Let's make it simpler by multiplying parts step by step:
1. First, I like to deal with the complex number parts: (x + i)(x - i).
This is like a special multiplication pattern called "difference of squares" (a+b)(a-b) = a^2 - b^2.
So, (x + i)(x - i) = x^2 - (i)^2 = x^2 - (-1) = x^2 + 1.

2. Next, let's expand the squared factor: (x + 1)^2.
(x + 1)^2 = (x + 1)(x + 1) = x*x + x*1 + 1*x + 1*1 = x^2 + x + x + 1 = x^2 + 2x + 1.

3. To make things easier and get rid of the fraction, I'll multiply the leading coefficient 4 with the (x - 1/2) factor:
4 * (x - 1/2) = 4*x - 4*(1/2) = 4x - 2.

Now, let's put these simplified parts back into our U(x) equation:
U(x) = (4x - 2) * (x^2 + 2x + 1) * (x^2 + 1)

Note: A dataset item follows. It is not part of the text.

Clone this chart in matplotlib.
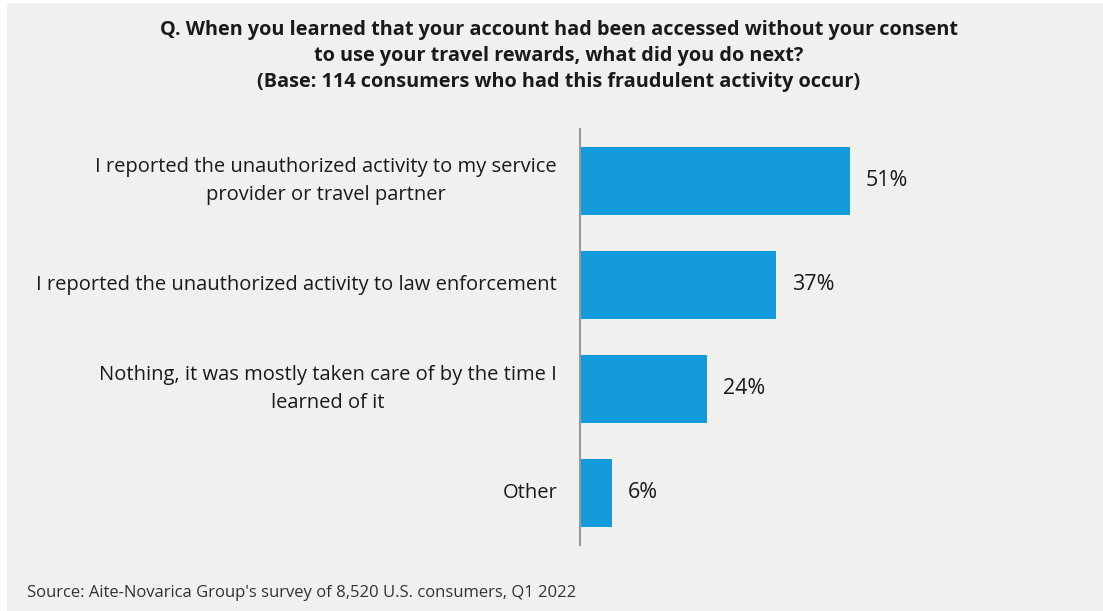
import matplotlib.pyplot as plt
from matplotlib.patches import Rectangle

plt.rcParams['font.family'] = ['Open Sans', 'DejaVu Sans']

# survey answers, top to bottom
answers = [
    "I reported the unauthorized activity to my service\nprovider or travel partner",
    "I reported the unauthorized activity to law enforcement",
    "Nothing, it was mostly taken care of by the time I\nlearned of it",
    "Other",
]
shares = [51, 37, 24, 6]

title = ("Q. When you learned that your account had been accessed without your consent\n"
         "to use your travel rewards, what did you do next?\n"
         "(Base: 114 consumers who had this fraudulent activity occur)")
source = "Source: Aite-Novarica Group's survey of 8,520 U.S. consumers, Q1 2022"

W, H = 1103, 611
fig = plt.figure(figsize=(W / 100, H / 100), dpi=100)
fig.patch.set_facecolor("white")
# grey panel behind everything, thin white margin on top and left
fig.patches.append(Rectangle((7 / W, 0), 1, 1 - 3 / H, transform=fig.transFigure,
                             facecolor="#f0f0ef", edgecolor="none", zorder=-10))

ax = fig.add_axes([580 / W, 66 / H, 470 / W, 416 / H])
ax.set_facecolor("none")
ypos = list(range(len(shares)))
ax.barh(ypos, shares, height=0.66, color="#139bdb")
ax.set_ylim(len(shares) - 0.5, -0.5)
ax.set_xlim(0, 470 / 5.29)

for y, v in zip(ypos, shares):
    ax.text(v + 3, y, f"{v}%", va="center", ha="left", fontsize=15.5, color="#1a1a1a")

ax.set_yticks([])
ax.set_xticks([])
for s in ["top", "right", "bottom"]:
    ax.spines[s].set_visible(False)
ax.spines["left"].set_color("#999999")
ax.spines["left"].set_linewidth(1.5)

# category labels: centered lines, block right-aligned next to the axis
for y, a in zip(ypos, answers):
    ax.annotate(a, xy=(0, y), xycoords=("axes fraction", "data"),
                xytext=(-16.5, 0), textcoords="offset points",
                ha="right", va="center", multialignment="center",
                fontsize=14.5, color="#1a1a1a", linespacing=1.5)

fig.text(559 / W, 1 - 56 / H, title, ha="center", va="center", fontsize=14.3,
         fontweight="bold", color="#1a1a1a", linespacing=1.42)
fig.text(27 / W, 1 - 593 / H, source, ha="left", va="center", fontsize=12, color="#333333")

fig.savefig("out.png", dpi=100, facecolor=fig.get_facecolor())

4. Now, let's multiply the first two parts: (4x - 2) * (x^2 + 2x + 1).
I'll multiply each term from the first group by each term in the second group:
= 4x(x^2 + 2x + 1) - 2(x^2 + 2x + 1)
= (4x*x^2 + 4x*2x + 4x*1) + (-2*x^2 - 2*2x - 2*1)
= (4x^3 + 8x^2 + 4x) + (-2x^2 - 4x - 2)
Now, combine similar terms (like all the x^2 terms, or all the x terms):
= 4x^3 + (8x^2 - 2x^2) + (4x - 4x) - 2
= 4x^3 + 6x^2 + 0x - 2
= 4x^3 + 6x^2 - 2

5. Finally, we multiply this result by the last part we simplified: (x^2 + 1).
U(x) = (4x^3 + 6x^2 - 2) * (x^2 + 1)
Again, multiply each term from the first group by each term in the second:
= 4x^3(x^2 + 1) + 6x^2(x^2 + 1) - 2(x^2 + 1)
= (4x^3*x^2 + 4x^3*1) + (6x^2*x^2 + 6x^2*1) + (-2*x^2 - 2*1)
= (4x^5 + 4x^3) + (6x^4 + 6x^2) + (-2x^2 - 2)
Now, arrange the terms from highest power to lowest and combine any similar terms:
= 4x^5 + 6x^4 + 4x^3 + (6x^2 - 2x^2) - 2
= 4x^5 + 6x^4 + 4x^3 + 4x^2 - 2

And that's our polynomial! All the numbers in front of the x's (4, 6, 4, 4, -2) are whole numbers (integers), the highest power is x^5, the number in front of x^5 is 4, and it has all the correct zeros with their multiplicities. Perfect!